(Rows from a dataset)
========
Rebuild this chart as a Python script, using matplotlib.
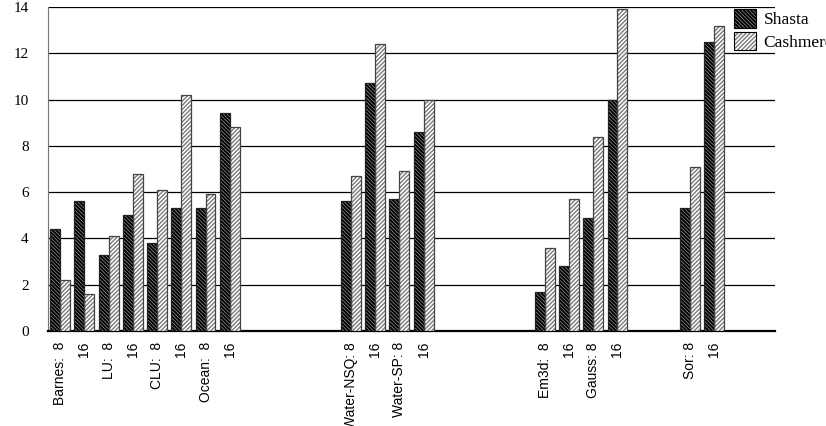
import numpy as np
import matplotlib
matplotlib.use('Agg')
import matplotlib.pyplot as plt

# ── 데이터 ───────────────────────────────────────────────
labels = ["Barnes:  8", "16", "LU:  8", "16", "CLU:  8", "16", "Ocean:  8", "16",
          "", "", "", "",
          "Water-NSQ: 8", "16", "Water-SP: 8", "16",
          "", "", "", "",
          "Em3d:  8", "16", "Gauss: 8", "16",
          "", "",
          "Sor: 8", "16",
          "", ""]
shasta = [4.4, 5.6, 3.3, 5.0, 3.8, 5.3, 5.3, 9.4,
          np.nan, np.nan, np.nan, np.nan,
          5.6, 10.7, 5.7, 8.6,
          np.nan, np.nan, np.nan, np.nan,
          1.7, 2.8, 4.9, 10.0,
          np.nan, np.nan,
          5.3, 12.5,
          np.nan, np.nan]
cashmere = [2.2, 1.6, 4.1, 6.8, 6.1, 10.2, 5.9, 8.8,
            np.nan, np.nan, np.nan, np.nan,
            6.7, 12.4, 6.9, 10.0,
            np.nan, np.nan, np.nan, np.nan,
            3.6, 5.7, 8.4, 13.9,
            np.nan, np.nan,
            7.1, 13.2,
            np.nan, np.nan]
yticks = [0, 2, 4, 6, 8, 10, 12, 14]

# ── 그림 ─────────────────────────────────────────────────
fig = plt.figure(figsize=(8.26, 4.26), dpi=100)
ax = fig.add_axes([48/826, 1-331/426, (775-48)/826, (331-7)/426])

x = np.arange(len(labels))
w = 0.41
HATCH_S = "\\" * 9
HATCH_C = "/" * 8

# 해칭 (테두리는 따로)
with plt.rc_context({'hatch.linewidth': 1.5}):
    b1 = ax.bar(x - w/2, shasta, w, color="#c0c0c0", hatch=HATCH_S,
                edgecolor="black", linewidth=0, zorder=3, label="Shasta")
with plt.rc_context({'hatch.linewidth': 1.0}):
    b2 = ax.bar(x + w/2, cashmere, w, color="white", hatch=HATCH_C,
                edgecolor="#7a7a7a", linewidth=0, zorder=3, label="Cashmere")
ax.bar(x - w/2, shasta, w, fill=False, edgecolor="#222222", linewidth=0.9, zorder=4)
ax.bar(x + w/2, cashmere, w, fill=False, edgecolor="#444444", linewidth=0.9, zorder=4)

ax.set_xlim(-0.5, len(labels) - 0.5)
ax.set_ylim(0, 14)
ax.set_yticks(yticks)
ax.set_yticklabels([str(t) for t in yticks], family="Liberation Serif", fontsize=11)
ax.yaxis.grid(True, color="black", linewidth=0.9, zorder=0)
ax.set_axisbelow(True)
ax.tick_params(axis="y", length=0, pad=14)

ax.set_xticks(x)
ax.set_xticklabels(labels, rotation=90, family="Liberation Sans", fontsize=10,
                   va="top", ha="center")
ax.tick_params(axis="x", length=0, pad=8)

for s in ["top", "right"]:
    ax.spines[s].set_visible(False)
ax.spines["left"].set_color("#777777")
ax.spines["bottom"].set_linewidth(1.6)

leg = fig.legend(handles=[b1, b2], loc="upper left",
                 bbox_to_anchor=(722/826, 1+3/426), frameon=False,
                 prop={"family": "Liberation Serif", "size": 12.5},
                 handlelength=1.25, handleheight=1.25, handletextpad=0.45,
                 labelspacing=0.2, borderpad=0.2)
for h, lw in zip(leg.legend_handles, [1.5, 1.0]):
    h.set_linewidth(0.8)
    h.set_edgecolor("black")
    h._hatch_linewidth = lw
leg.legend_handles[0]._hatch_color = (0, 0, 0, 1)
leg.legend_handles[1]._hatch_color = (0.48, 0.48, 0.48, 1)

plt.savefig("out.png", dpi=100)
plt.close()
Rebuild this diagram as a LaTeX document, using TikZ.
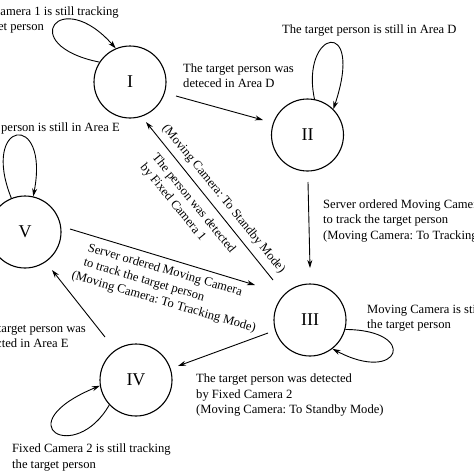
========
Search the entries for "Rebuild" and copy out each line that has it.

**ANSWER BELOW:**
Rebuild this chart as a Python script, using matplotlib.
Rebuild this diagram as a LaTeX document, using TikZ.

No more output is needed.